Fort Jefferson, in the Dry Tortugas off Florida’s Keys, is (according to our amazing Tour guide) the largest masonry fort ever built by the United States. It contains over 16 Million bricks in its unfinished state, and encompasses the entire land area of Garden Key.
It. Is. Awesome.
That said, you look at where it’s located (67 miles west of Key West), consider that there is no fresh water out there (hence the name DRY Tortugas), and look around you at those vast miles of water to the west of the islands, and you have to wonder “Why?”
Why build a fort way out here where nobody needs to go?
Which was the first question answered by the guide. The reason, as always, is money. At the time the fort was being built, most of the goods shipped into and out of the new US interior (recently expanded by the Louisiana Purchase of the Mississippi River system) went by sea: Finished goods from the Northeast, down the coast, around Florida and up to New Orleans, and raw materials in the other direction. Huge volumes, huge money, the lifeblood of the country.
Now when the fort was begun in 1846, relations with certain world powers like Britain weren’t all that friendly, and the US had almost no navy. To protect that shipping route, something had to be done. If the US could control the corner around the end of the Keys, no navy could put an embargo on us (like we’d do to Cuba a century later).
And it worked. Even though the fort was abandoned in 1876 and never finished, it still served as the symbolic fortress it was intended to be. But perhaps even more to the point, it is beautiful.
An interesting side note here: Because the islands have no natural fresh water, something had to be done to provide water for the nearly 500 souls who inhabited the fort during its service as a prison and garrison. The answer was rain catchment. The entire roof structure was a catch basin, the water directed down through masonry plumbing, through a series of sand filters, and into cisterns built below the floors of the first level – cisterns with a capacity of 1.4 million gallons!

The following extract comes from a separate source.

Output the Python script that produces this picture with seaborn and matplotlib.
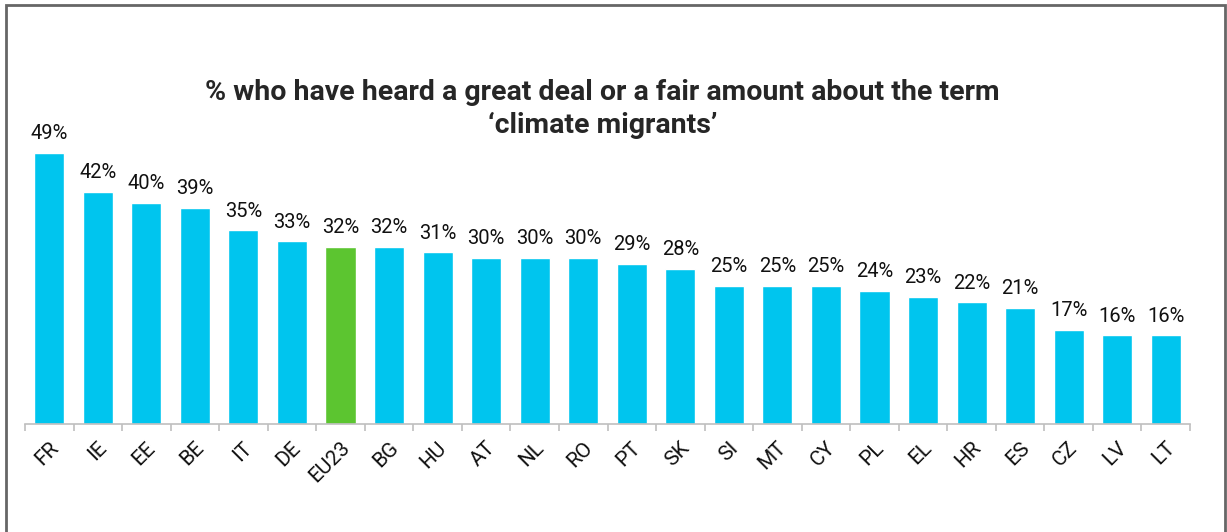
import matplotlib
matplotlib.use("Agg")
import matplotlib.pyplot as plt
import matplotlib.transforms as mtransforms
import seaborn as sns
import numpy as np
from matplotlib.patches import Rectangle

# data
countries = ["FR", "IE", "EE", "BE", "IT", "DE", "EU23", "BG", "HU", "AT", "NL", "RO",
             "PT", "SK", "SI", "MT", "CY", "PL", "EL", "HR", "ES", "CZ", "LV", "LT"]
values = [49, 42, 40, 39, 35, 33, 32, 32, 31, 30, 30, 30,
          29, 28, 25, 25, 25, 24, 23, 22, 21, 17, 16, 16]
highlight = "EU23"

cyan = "#00C5EE"
green = "#5CC530"
colors = [green if c == highlight else cyan for c in countries]

sns.set_style("white")
plt.rcParams["font.family"] = ["Roboto", "DejaVu Sans"]

fig = plt.figure(figsize=(12.27, 5.32), dpi=100)
ax = fig.add_axes([25 / 1227, 108 / 532, (1190 - 25) / 1227, (424 - 92) / 532])

sns.barplot(x=countries, y=values, hue=countries, palette=colors, legend=False,
            width=0.62, saturation=1, ax=ax)

ax.set_ylim(0, 60)
ax.set_xlim(-0.5, len(countries) - 0.5)
ax.set_xlabel("")
ax.set_ylabel("")
ax.set_yticks([])
for s in ["top", "right", "left"]:
    ax.spines[s].set_visible(False)
ax.spines["bottom"].set_color("#BFBFBF")
ax.spines["bottom"].set_linewidth(1.2)

# ticks between bars, labels under bars
ax.set_xticks(np.arange(len(countries)))
ax.set_xticklabels(countries, rotation=45, ha="right", va="center",
                   rotation_mode="anchor", fontsize=15, color="#111111")
ax.tick_params(axis="x", which="major", length=0, pad=15)
shift = mtransforms.ScaledTranslation(6 / 100, 0, fig.dpi_scale_trans)
for lbl in ax.get_xticklabels():
    lbl.set_transform(lbl.get_transform() + shift)
ax.set_xticks(np.arange(len(countries) + 1) - 0.5, minor=True)
ax.tick_params(axis="x", which="minor", length=5, color="#BFBFBF", width=1.2, bottom=True)

for i, v in enumerate(values):
    ax.annotate(f"{v}%", (i, v), xytext=(0, 7), textcoords="offset points",
                ha="center", va="bottom", fontsize=14.5, color="#111111")

fig.text(0.491, 0.795, "% who have heard a great deal or a fair amount about the term\n\u2018climate migrants\u2019",
         ha="center", va="center", fontsize=20.5, fontweight="bold", linespacing=1.25)

# frame around the chart
fig.patches.append(Rectangle((6 / 1227, -0.05), (1225 - 6) / 1227, 1.05 - 5 / 532,
                             transform=fig.transFigure, fill=False,
                             edgecolor="#666666", linewidth=2))

fig.savefig("out.png", dpi=100)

Sadly, though, the project engineers didn’t get everything quite right. The weight of the structure’s 8′ thick walls (literally cannon-proof in those days) was too great for the land beneath it, and settling began to compromise the cistern system’s integrity. Of 105 cisterns, only one was still intact within a few years of the start of building. That’s why the second level looks unfinished – it is. It was feared that the additional weight of completeing the second level would hasten the building’s degradation, so instead it was roughed in, and the third level – with its long-range (up to three miles!) cannons – was built instead.
Cool feature – this is a bird bath, for the song birds who wander off course on their migrations, and need water to survive.

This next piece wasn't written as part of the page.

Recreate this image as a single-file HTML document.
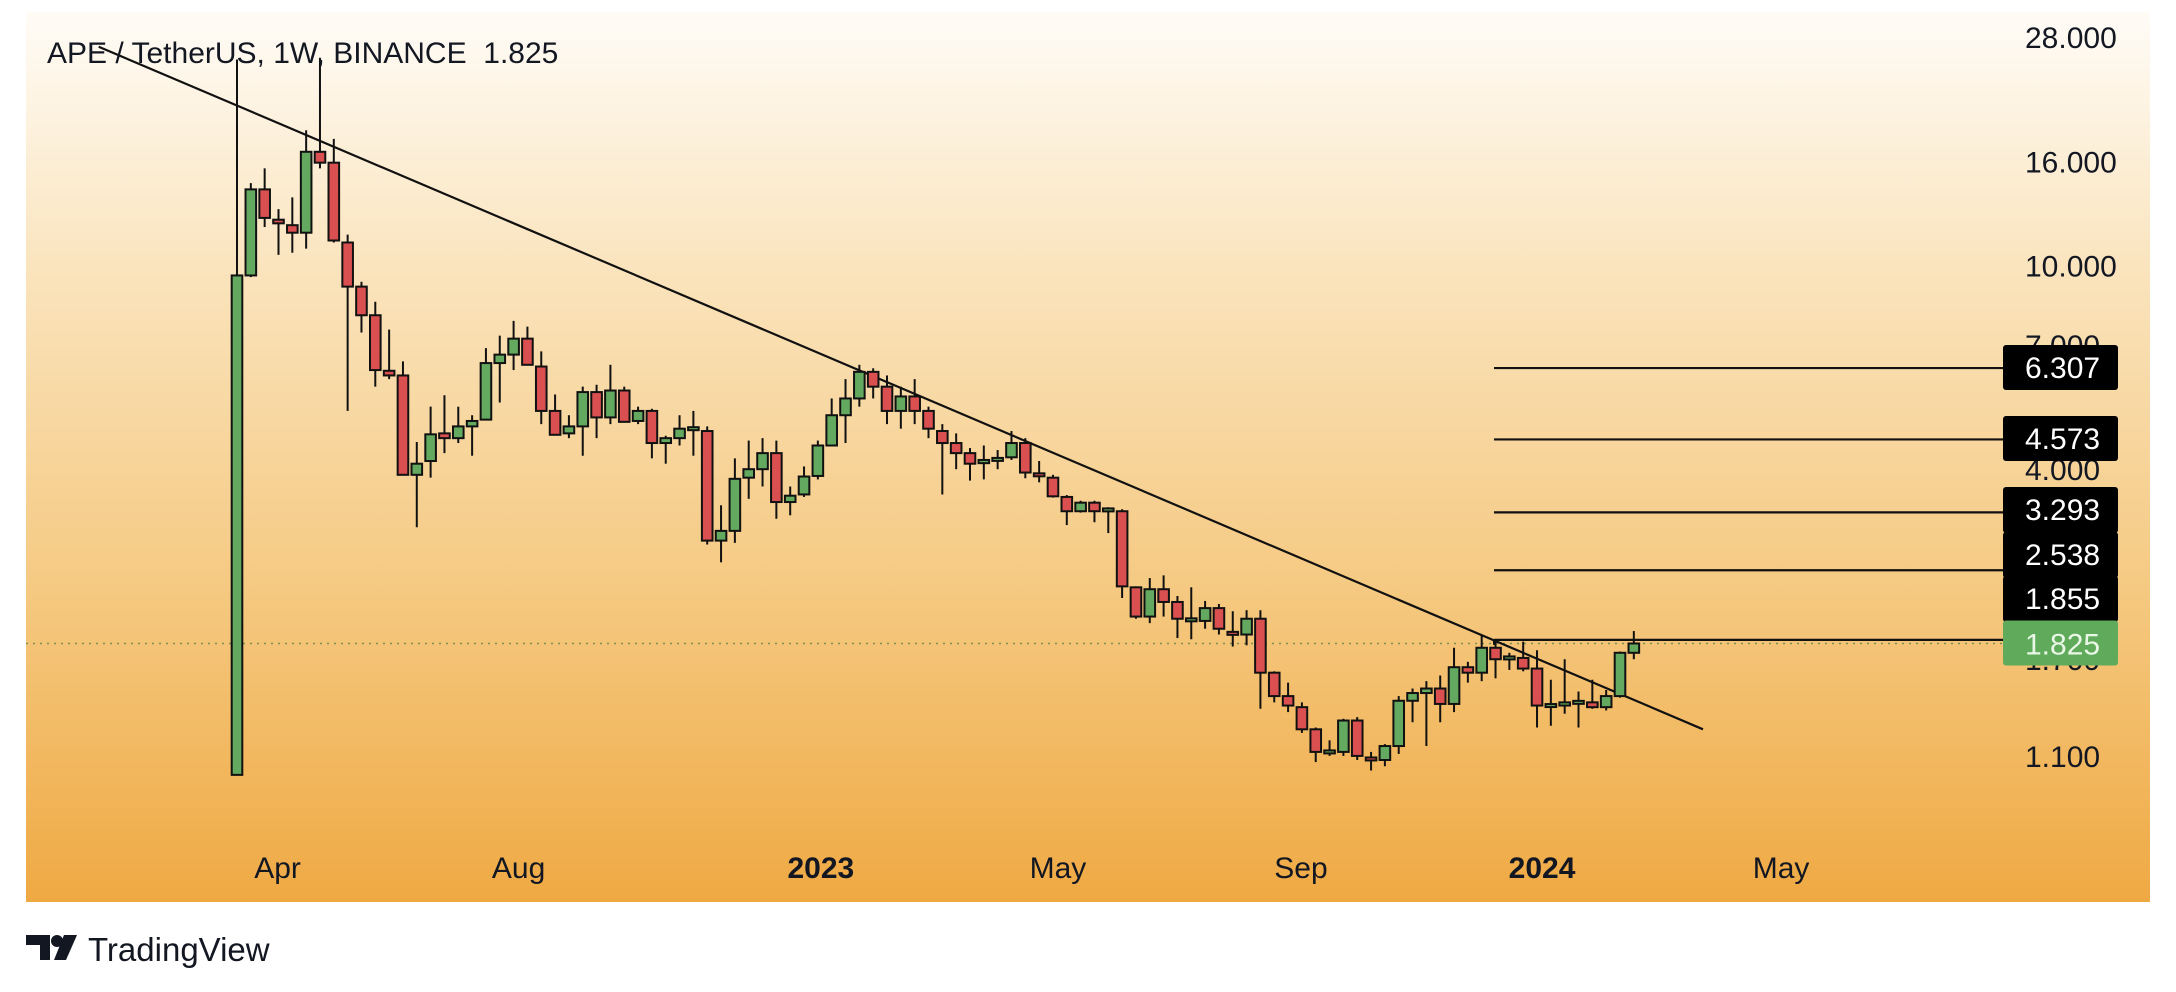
<!DOCTYPE html>
<html><head><meta charset="utf-8"><title>APE / TetherUS 1W</title>
<style>
html,body{margin:0;padding:0;background:#fff;}
svg{display:block;font-family:"Liberation Sans",sans-serif;}
</style></head>
<body>
<svg id="chart" width="2176" height="992" viewBox="0 0 2176 992" xmlns="http://www.w3.org/2000/svg">
<defs>
<linearGradient id="bg" x1="0" y1="0" x2="0" y2="1">
<stop offset="0" stop-color="#fffcf7"/>
<stop offset="0.3" stop-color="#fae3bb"/>
<stop offset="0.65" stop-color="#f5c981"/>
<stop offset="1" stop-color="#efa943"/>
</linearGradient>
</defs>
<rect x="26" y="12" width="2124" height="890" fill="url(#bg)"/>
<g id="ticks"></g>
<g id="times"></g>
<g id="lines"></g>
<g id="candles"></g>
<g id="labels"></g>
<text x="47" y="63" font-size="30" fill="#131722">APE / TetherUS, 1W, BINANCE &#160;1.825</text>
<g>
<path d="M26 935 H50 V960 H40 V945 H26 Z M64 935 H77 L66 960 H54 Z" fill="#131722"/>
<circle cx="57" cy="941" r="6" fill="#131722"/>
<text x="88" y="961" font-size="33" fill="#131722">TradingView</text>
</g>
</svg>
<script>
const startDate = "2022-03-14";
const opens = [1.01,9.57,14.1,12.3,12.0,11.6,16.7,15.9,11.1,9.1,8.0,6.23,6.1,3.9,4.15,4.7,4.6,4.85,5.0,6.45,6.7,7.2,6.35,5.2,4.7,4.85,5.66,5.05,5.7,4.97,5.2,4.5,4.6,4.8,4.75,2.9,3.03,3.85,4.0,4.3,3.45,3.57,3.88,4.45,5.1,5.5,6.2,5.8,5.2,5.55,5.2,4.75,4.5,4.3,4.11,4.18,4.22,4.5,3.92,3.85,3.53,3.31,3.44,3.33,3.31,2.35,2.06,2.33,2.2,2.03,2.02,2.14,1.92,1.9,2.04,1.6,1.44,1.37,1.24,1.12,1.12,1.29,1.09,1.08,1.15,1.41,1.46,1.49,1.39,1.64,1.60,1.79,1.71,1.71,1.63,1.38,1.38,1.40,1.40,1.37,1.44,1.75];
const highs = [25.3,14.5,15.5,12.9,13.6,18.4,25.5,17.7,11.5,9.3,8.5,7.5,6.5,4.52,5.3,5.58,5.3,5.1,6.9,7.3,7.8,7.6,6.8,5.6,5.1,5.8,5.85,6.4,5.8,5.3,5.25,4.65,5.1,5.2,4.85,3.4,4.2,4.55,4.6,4.55,3.7,4.05,4.55,5.5,6.0,6.4,6.3,6.1,5.8,6.0,5.3,4.9,4.7,4.4,4.45,4.36,4.75,4.6,4.15,3.9,3.56,3.47,3.47,3.37,3.34,2.36,2.45,2.48,2.26,2.35,2.21,2.18,2.11,2.12,2.12,1.61,1.53,1.40,1.25,1.18,1.30,1.31,1.12,1.16,1.44,1.49,1.54,1.58,1.79,1.68,1.89,1.86,1.75,1.84,1.77,1.55,1.70,1.47,1.55,1.48,1.76,1.93];
const lows = [1.01,9.5,11.9,10.5,10.6,10.8,15.5,11.1,5.2,7.4,5.8,6.0,3.9,3.08,3.85,4.3,4.5,4.25,5.0,5.4,6.25,6.4,4.9,4.66,4.6,4.25,4.6,4.9,4.95,4.9,4.2,4.1,4.45,4.25,2.85,2.63,2.87,3.5,3.7,3.2,3.25,3.53,3.82,4.45,4.5,5.3,5.5,4.9,4.8,4.9,4.6,3.57,4.0,3.8,3.82,4.0,4.17,3.84,3.77,3.52,3.11,3.29,3.15,3.0,2.24,2.04,2.0,2.06,1.87,1.86,1.95,1.9,1.8,1.81,1.36,1.40,1.34,1.22,1.07,1.10,1.10,1.08,1.03,1.05,1.11,1.28,1.15,1.28,1.34,1.53,1.54,1.56,1.62,1.61,1.25,1.26,1.33,1.25,1.36,1.35,1.43,1.70];
const closes = [9.57,14.1,12.4,12.1,11.6,16.7,15.9,11.2,9.1,8.0,6.25,6.1,3.9,4.1,4.68,4.6,4.85,4.97,6.45,6.7,7.2,6.4,5.2,4.67,4.85,5.66,5.05,5.7,4.95,5.2,4.5,4.6,4.8,4.8,2.9,3.03,3.83,4.0,4.3,3.45,3.55,3.87,4.45,5.1,5.5,6.2,5.8,5.2,5.55,5.2,4.8,4.5,4.3,4.1,4.17,4.18,4.5,3.94,3.88,3.54,3.31,3.44,3.31,3.33,2.36,2.06,2.33,2.2,2.04,2.03,2.14,1.95,1.9,2.04,1.6,1.44,1.38,1.24,1.12,1.12,1.29,1.10,1.08,1.15,1.41,1.46,1.49,1.39,1.64,1.60,1.79,1.70,1.71,1.63,1.38,1.38,1.40,1.40,1.37,1.44,1.75,1.825];
const tickValues = [28, 16, 10, 7, 4, 1.7, 1.1];
const tickLabels = ["28.000","16.000","10.000","7.000","4.000","1.700","1.100"];
const timeLabels = ["Apr","Aug","2023","May","Sep","2024","May"];
const timeDates = ["2022-04-01","2022-08-01","2023-01-01","2023-05-01","2023-09-01","2024-01-01","2024-05-01"];
const timeBold = [false,false,true,false,false,true,false];
const levelValues = [6.307, 4.573, 3.293, 2.538, 1.855];
const levelLabels = ["6.307","4.573","3.293","2.538","1.855"];
const lastPrice = 1.825;
const trendPrices = [26.8, 1.24];
const trendDates = ["2022-01-03","2024-03-25"];

const NS = "http://www.w3.org/2000/svg";
const Y0 = 37, PXLN = 222.1, TOPP = 28;
function yOf(p){ return Y0 + (Math.log(TOPP) - Math.log(p)) * PXLN; }
const X0 = 237, WEEK = 13.83;
function xOfIndex(i){ return X0 + i * WEEK; }
function xOfDate(d){ const ms = new Date(d) - new Date(startDate); return X0 + ms / (7*86400000) * WEEK; }
function mk(tag, attrs, parent){ const e = document.createElementNS(NS, tag); for (const k in attrs) e.setAttribute(k, attrs[k]); parent.appendChild(e); return e; }

const gT = document.getElementById("ticks");
tickValues.forEach((v, i) => {
  const t = mk("text", {x: 2025, y: yOf(v) + 11, "font-size": 30, fill: "#131722"}, gT);
  
  
  t.textContent = tickLabels[i];
});
const gX = document.getElementById("times");
timeLabels.forEach((s, i) => {
  const t = mk("text", {x: xOfDate(timeDates[i]) + 5, y: 878, "font-size": 30, fill: "#131722", "text-anchor": "middle", "font-weight": timeBold[i] ? "bold" : "normal"}, gX);
  
  
  t.textContent = s;
});
const gL = document.getElementById("lines");
const dl = mk("line", {x1: 26, x2: 2003, y1: yOf(lastPrice), y2: yOf(lastPrice), stroke: "#7c8f4e", "stroke-width": 1.5, "stroke-dasharray": "2 5"}, gL);


levelValues.forEach((v) => {
  const l = mk("line", {x1: 1494, x2: 2003, y1: yOf(v), y2: yOf(v), stroke: "#111", "stroke-width": 2.2}, gL);
  
  
});
const tk = mk("line", {x1: 1494, x2: 1494, y1: yOf(levelValues[4]), y2: yOf(levelValues[4]) + 5, stroke: "#111", "stroke-width": 2}, gL);


const tl = mk("line", {x1: xOfDate(trendDates[0]), y1: yOf(trendPrices[0]), x2: xOfDate(trendDates[1]), y2: yOf(trendPrices[1]), stroke: "#111", "stroke-width": 2.2}, gL);



const gC = document.getElementById("candles");
opens.forEach((o, i) => {
  const c = closes[i], h = highs[i], l = lows[i];
  const x = xOfIndex(i);
  const up = c >= o;
  const g = mk("g", {}, gC);
  
  
  const w = mk("line", {x1: x, x2: x, y1: yOf(h), y2: yOf(l), stroke: "#111", "stroke-width": 2}, g);
  
  
  let yt = yOf(Math.max(o, c)), yb = yOf(Math.min(o, c));
  if (yb - yt < 3) { const m = (yt + yb) / 2; yt = m - 1.5; yb = m + 1.5; }
  const b = mk("rect", {x: x - 5.3, y: yt, width: 10.6, height: yb - yt, fill: up ? "#63a95f" : "#da5050", stroke: "#111", "stroke-width": 2}, g);
  
  
});

const gB = document.getElementById("labels");
const boxTops = [345, 416, 487, 532, 576];
levelLabels.forEach((s, i) => {
  const r = mk("rect", {x: 2003, y: boxTops[i], width: 115, height: i >= 2 ? 46 : 45, rx: 3, fill: "#000"}, gB);
  
  
  const t = mk("text", {x: 2025, y: boxTops[i] + 33, "font-size": 30, fill: "#fff"}, gB);
  
  
  t.textContent = s;
});
const gr = mk("rect", {x: 2003, y: yOf(lastPrice) - 23, width: 115, height: 45, rx: 3, fill: "#5fab5b"}, gB);


const gt = mk("text", {x: 2025, y: yOf(lastPrice) + 11, "font-size": 30, fill: "#eaf7e6"}, gB);


gt.textContent = lastPrice.toFixed(3);
</script>
</body></html>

The second level looks decidedly unfinished, especially from up close.
So that’s the basic story. The Dry Tortugas can be reached in three ways: Private boat, ferry from Key West, or seaplane from Key west. The seaplanes are a story for another day – they take off and land through the anchored boats in a manner that had this former commercial pilot decidedly on edge, but I have to admit, those pilots know their business!
Neat stop, and an item checked off our cruising bucket list, for sure.